(The exercise): Beneath this instruction is a block of data; output from it exactly the lines that run from the one containing "Output the component" through the one containing "XAxis, YAxis, ReferenceLine", inclusive.

(Supplied records):
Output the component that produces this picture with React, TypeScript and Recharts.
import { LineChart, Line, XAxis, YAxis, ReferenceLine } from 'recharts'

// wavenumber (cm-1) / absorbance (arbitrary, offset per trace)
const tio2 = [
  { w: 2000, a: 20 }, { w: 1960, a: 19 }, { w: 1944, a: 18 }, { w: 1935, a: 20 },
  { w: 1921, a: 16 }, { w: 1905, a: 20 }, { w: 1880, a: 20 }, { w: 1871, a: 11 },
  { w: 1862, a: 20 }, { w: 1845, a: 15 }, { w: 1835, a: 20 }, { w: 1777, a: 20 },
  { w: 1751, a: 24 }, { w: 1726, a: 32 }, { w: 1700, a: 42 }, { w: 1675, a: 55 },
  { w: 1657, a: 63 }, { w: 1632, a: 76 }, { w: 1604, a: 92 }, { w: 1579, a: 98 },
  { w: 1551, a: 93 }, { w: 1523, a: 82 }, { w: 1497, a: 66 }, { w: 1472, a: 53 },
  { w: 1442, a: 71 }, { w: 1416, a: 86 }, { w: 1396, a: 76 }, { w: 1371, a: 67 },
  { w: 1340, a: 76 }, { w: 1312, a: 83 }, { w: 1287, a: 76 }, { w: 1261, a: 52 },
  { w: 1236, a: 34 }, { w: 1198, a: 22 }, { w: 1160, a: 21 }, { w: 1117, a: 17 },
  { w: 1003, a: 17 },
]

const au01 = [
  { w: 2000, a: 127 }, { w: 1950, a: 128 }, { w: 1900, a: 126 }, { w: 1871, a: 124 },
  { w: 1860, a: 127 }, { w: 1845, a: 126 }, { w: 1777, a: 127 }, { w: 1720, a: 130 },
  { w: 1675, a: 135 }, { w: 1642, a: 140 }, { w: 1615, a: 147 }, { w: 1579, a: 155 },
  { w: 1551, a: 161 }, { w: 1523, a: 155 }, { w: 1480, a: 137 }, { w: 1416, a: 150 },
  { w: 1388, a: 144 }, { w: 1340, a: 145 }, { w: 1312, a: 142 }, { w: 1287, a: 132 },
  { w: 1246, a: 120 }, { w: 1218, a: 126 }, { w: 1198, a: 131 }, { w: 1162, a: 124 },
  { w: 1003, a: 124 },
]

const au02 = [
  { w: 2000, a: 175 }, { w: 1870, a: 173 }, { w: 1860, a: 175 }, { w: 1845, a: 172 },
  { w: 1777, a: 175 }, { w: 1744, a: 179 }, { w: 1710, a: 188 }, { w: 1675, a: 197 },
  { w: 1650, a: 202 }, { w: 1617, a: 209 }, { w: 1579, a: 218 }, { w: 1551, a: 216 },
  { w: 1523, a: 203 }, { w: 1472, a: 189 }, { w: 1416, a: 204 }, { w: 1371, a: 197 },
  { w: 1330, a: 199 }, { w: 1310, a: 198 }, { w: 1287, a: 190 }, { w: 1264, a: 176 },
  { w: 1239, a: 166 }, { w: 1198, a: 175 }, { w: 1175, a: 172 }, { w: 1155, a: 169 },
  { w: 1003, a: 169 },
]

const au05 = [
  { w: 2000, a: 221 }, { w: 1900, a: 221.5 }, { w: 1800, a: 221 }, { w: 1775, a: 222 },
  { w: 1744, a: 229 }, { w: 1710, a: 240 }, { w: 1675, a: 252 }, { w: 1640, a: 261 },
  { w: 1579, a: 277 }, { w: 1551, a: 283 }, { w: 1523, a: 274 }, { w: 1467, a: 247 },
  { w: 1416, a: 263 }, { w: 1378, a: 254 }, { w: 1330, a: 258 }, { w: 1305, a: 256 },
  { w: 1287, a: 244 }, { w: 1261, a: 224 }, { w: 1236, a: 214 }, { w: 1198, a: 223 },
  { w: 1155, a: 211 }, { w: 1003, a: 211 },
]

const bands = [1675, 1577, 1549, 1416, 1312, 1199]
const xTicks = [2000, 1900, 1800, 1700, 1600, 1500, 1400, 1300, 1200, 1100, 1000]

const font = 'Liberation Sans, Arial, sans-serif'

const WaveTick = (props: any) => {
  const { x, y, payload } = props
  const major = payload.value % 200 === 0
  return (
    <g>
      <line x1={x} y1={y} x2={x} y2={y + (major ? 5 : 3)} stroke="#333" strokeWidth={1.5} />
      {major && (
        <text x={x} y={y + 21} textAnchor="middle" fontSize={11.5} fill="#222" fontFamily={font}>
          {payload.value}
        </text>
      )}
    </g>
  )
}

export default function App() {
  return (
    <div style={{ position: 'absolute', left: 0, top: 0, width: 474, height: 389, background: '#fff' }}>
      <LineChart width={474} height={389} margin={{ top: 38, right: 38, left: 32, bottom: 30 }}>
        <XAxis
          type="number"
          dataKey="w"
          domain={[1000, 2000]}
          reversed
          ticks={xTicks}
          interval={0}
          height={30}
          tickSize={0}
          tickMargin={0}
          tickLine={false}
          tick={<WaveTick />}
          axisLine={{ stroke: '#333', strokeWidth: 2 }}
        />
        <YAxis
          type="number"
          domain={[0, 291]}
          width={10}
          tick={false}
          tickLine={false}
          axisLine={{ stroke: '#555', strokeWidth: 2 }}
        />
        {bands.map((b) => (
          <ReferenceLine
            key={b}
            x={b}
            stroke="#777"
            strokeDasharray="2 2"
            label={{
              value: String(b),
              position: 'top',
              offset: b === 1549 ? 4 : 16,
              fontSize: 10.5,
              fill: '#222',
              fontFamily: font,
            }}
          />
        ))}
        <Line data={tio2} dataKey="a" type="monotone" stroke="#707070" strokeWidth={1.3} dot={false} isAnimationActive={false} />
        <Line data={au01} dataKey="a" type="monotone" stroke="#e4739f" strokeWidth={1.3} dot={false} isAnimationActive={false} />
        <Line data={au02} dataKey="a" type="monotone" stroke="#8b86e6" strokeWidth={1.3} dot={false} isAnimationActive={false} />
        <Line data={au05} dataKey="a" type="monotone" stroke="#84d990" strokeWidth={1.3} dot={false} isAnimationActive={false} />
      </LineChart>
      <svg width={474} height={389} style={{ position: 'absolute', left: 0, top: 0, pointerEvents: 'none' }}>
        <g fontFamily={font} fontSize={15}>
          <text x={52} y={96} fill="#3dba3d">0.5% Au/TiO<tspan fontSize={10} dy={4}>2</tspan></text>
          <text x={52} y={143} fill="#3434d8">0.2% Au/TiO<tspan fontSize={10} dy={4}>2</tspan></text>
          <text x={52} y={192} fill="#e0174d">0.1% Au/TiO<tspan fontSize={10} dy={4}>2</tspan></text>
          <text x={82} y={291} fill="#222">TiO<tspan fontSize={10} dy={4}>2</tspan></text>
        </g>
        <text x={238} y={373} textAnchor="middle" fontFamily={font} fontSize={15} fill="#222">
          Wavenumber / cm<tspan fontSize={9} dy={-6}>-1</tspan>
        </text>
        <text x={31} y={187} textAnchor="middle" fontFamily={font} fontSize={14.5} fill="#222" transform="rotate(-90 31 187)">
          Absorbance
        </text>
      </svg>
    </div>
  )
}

* * *

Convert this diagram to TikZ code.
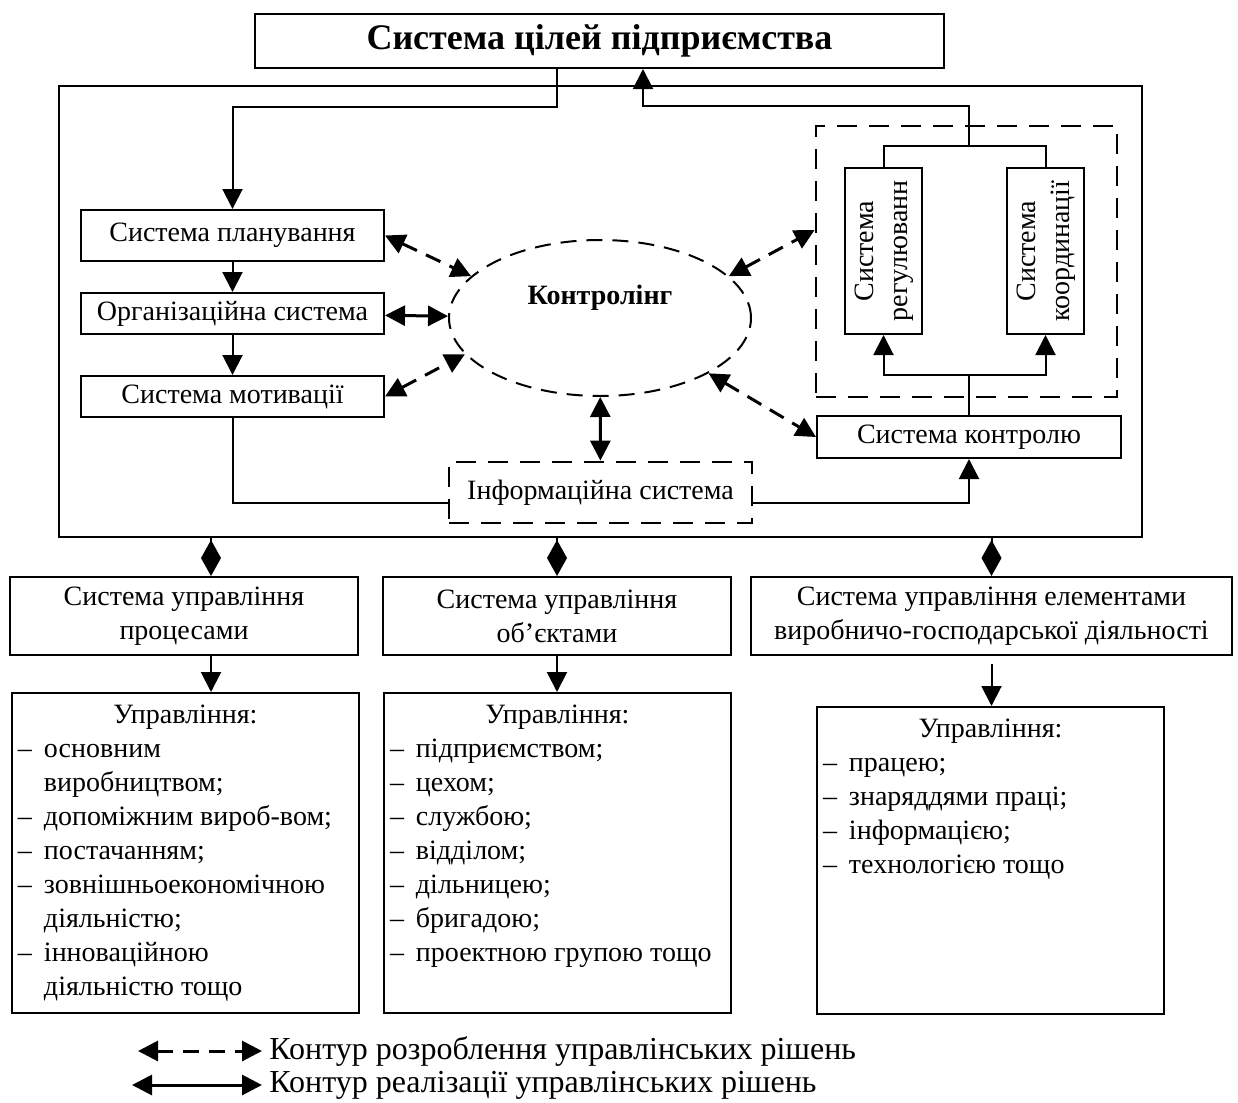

(Output of the task):
Output the component that produces this picture with React, TypeScript and Recharts.
import { LineChart, Line, XAxis, YAxis, ReferenceLine } from 'recharts'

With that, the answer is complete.